His opponent’s team were doing visits only on the day before elections. It was rumoured that locals were allegedly getting ‘handouts’ to ensure they would vote for the ‘correct’ party. Approximately a month after Election Day, MalaysiaKini publishes an article stating, “Bingkor rep denies vote-buying on Sabah polling day”. The article stated that Bersih’s election observers had documented a long queue of voters outside PN Robert Tawik’s office (https://www.malaysiakini.com/news/546556).
September 27th, as we came back to the office from our respective polling stations, we watched the votes rise and fall on the projected screen in the centre of the room. On the live broadcast, former Prime Minister Najib Razak celebrated with Barisan Nasional members, the alliance for the Perikatan Nasional party, in what looked like a fancy banquet room.
Peter had lost the seat to N.40 Bingkor. I don’t think I’ll ever forget the expression on Peter’s face that evening because although he was sporting his usual warm smile, you could see the defeat in his eyes. In a room of thirty teary-eyed people, Peter made his speech for his team when no one had the words to speak. Because that’s what Peter was – a leader who persistently showed guidance even in the most fragile of times.
In Keningau today, almost three months after the elections, headlines read “Aid for Keningau Hospital”, and “Keningau MP says he received MOH’s early release from Mandatory Quarantine”. A good government is one that reacts well under pressure, and COVID-19 being the defining factor, Sabah’s government has the exam right in front of them.
With only 12% of Malaysia’s population in the state, Sabah’s 19,898 active COVID-19 cases holds approximately 38% of the country’s overall cases. Sabah remains a priority to the federal government because poor roads to healthcare, accessibility to government services and unreliable electricity services make it all the more difficult to combat the pandemic – factors controlled by the individuals in power such as the state’s Members of Parliament.

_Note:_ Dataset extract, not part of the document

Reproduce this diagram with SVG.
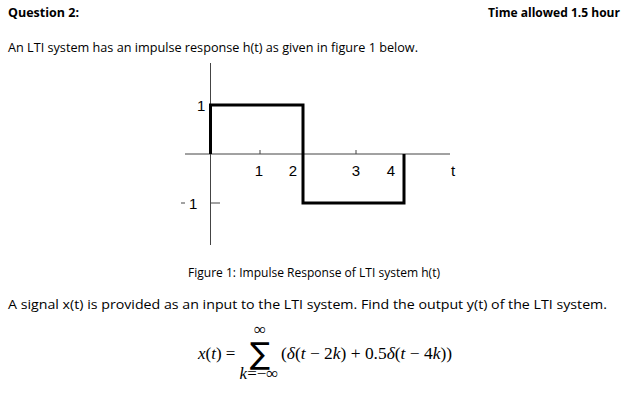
<svg xmlns="http://www.w3.org/2000/svg" width="629" height="410" viewBox="0 0 629 410">
<style>
.t{font-family:"Open Sans","Liberation Sans",sans-serif;font-size:13px;fill:#000}
.b{font-weight:bold}
.g{font-family:"Liberation Sans",Arial,sans-serif;font-size:15px;fill:#000}
.m{font-family:"Liberation Serif","DejaVu Serif",serif;font-size:17px;fill:#000}
.i{font-style:italic}
.ax{stroke:#444;stroke-width:1;fill:none}
.sig{stroke:#000;stroke-width:3;fill:none}
</style>
<rect width="629" height="410" fill="#fff"/>
<text class="t b" x="8" y="17" textLength="71" lengthAdjust="spacingAndGlyphs">Question 2:</text>
<text class="t b" x="488" y="17" textLength="132" lengthAdjust="spacingAndGlyphs">Time allowed 1.5 hour</text>
<text class="t" x="8" y="52" textLength="410" lengthAdjust="spacingAndGlyphs">An LTI system has an impulse response h(t) as given in figure 1 below.</text>
<g id="plot">
<line class="ax" x1="210.5" y1="63" x2="210.5" y2="245"/>
<line class="ax" x1="185" y1="154" x2="450" y2="154"/>
<line class="ax" x1="260" y1="150" x2="260" y2="154"/>
<line class="ax" x1="356" y1="150" x2="356" y2="154"/>
<line class="ax" x1="181" y1="203" x2="185" y2="203"/>
<line class="ax" x1="210" y1="203" x2="220" y2="203"/>
<polyline class="sig" points="210.5,154 210.5,105 303,105 303,203 404,203 404,154"/>
<text class="g" x="197" y="111">1</text>
<text class="g" x="189" y="209">1</text>
<text class="g" x="259" y="176" text-anchor="middle">1</text>
<text class="g" x="293" y="176" text-anchor="middle">2</text>
<text class="g" x="356" y="176" text-anchor="middle">3</text>
<text class="g" x="391" y="176" text-anchor="middle">4</text>
<text class="g" x="453" y="176" text-anchor="middle">t</text>
</g>
<text class="t" x="188" y="277" textLength="252" lengthAdjust="spacingAndGlyphs">Figure 1: Impulse Response of LTI system h(t)</text>
<text class="t" x="8" y="309" textLength="599" lengthAdjust="spacingAndGlyphs">A signal x(t) is provided as an input to the LTI system. Find the output y(t) of the LTI system.</text>
<g id="formula">
<text class="m" x="198" y="359"><tspan class="i">x</tspan>(<tspan class="i">t</tspan>) =</text>
<text x="260" y="364" text-anchor="middle" font-family="DejaVu Sans,sans-serif" font-size="30">∑</text>
<text class="m" x="260" y="335" text-anchor="middle" font-size="11">∞</text>
<text class="m" x="259" y="379" text-anchor="middle" font-size="11"><tspan class="i">k</tspan>=−∞</text>
<text class="m" x="281" y="359" textLength="171" lengthAdjust="spacingAndGlyphs">(<tspan class="i">δ</tspan>(<tspan class="i">t</tspan> − 2<tspan class="i">k</tspan>) + 0.5<tspan class="i">δ</tspan>(<tspan class="i">t</tspan> − 4<tspan class="i">k</tspan>))</text>
</g>
</svg>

From my personal experience in Sabah, the biggest thing I’ve learnt is that although ballots cannot be physically bought, money still talks. Money has bought the majority of 17,828 voters of N.40 Bingkor’s rakyat, because their struggle to get through each day is never guaranteed. And even though it has potentially led them to the same candidate who failed to improve the quality of their lives over the last two years he has served, it is the rough conditions and limited resources they have that forced that choice from them. Unfortunately for Bingkor’s rakyat, this desperate feature was used to Perikatan Nasional’s advantage for power.
Peter may have lost the hearts to the 60 kampungs of Bingkor, but to the DAP team who campaigned with him through the long hours, he’ll always be our champion.
Hayley Lee
*The views and opinions expressed are those of the author and do not necessarily reflect the official policy or position of the DAP.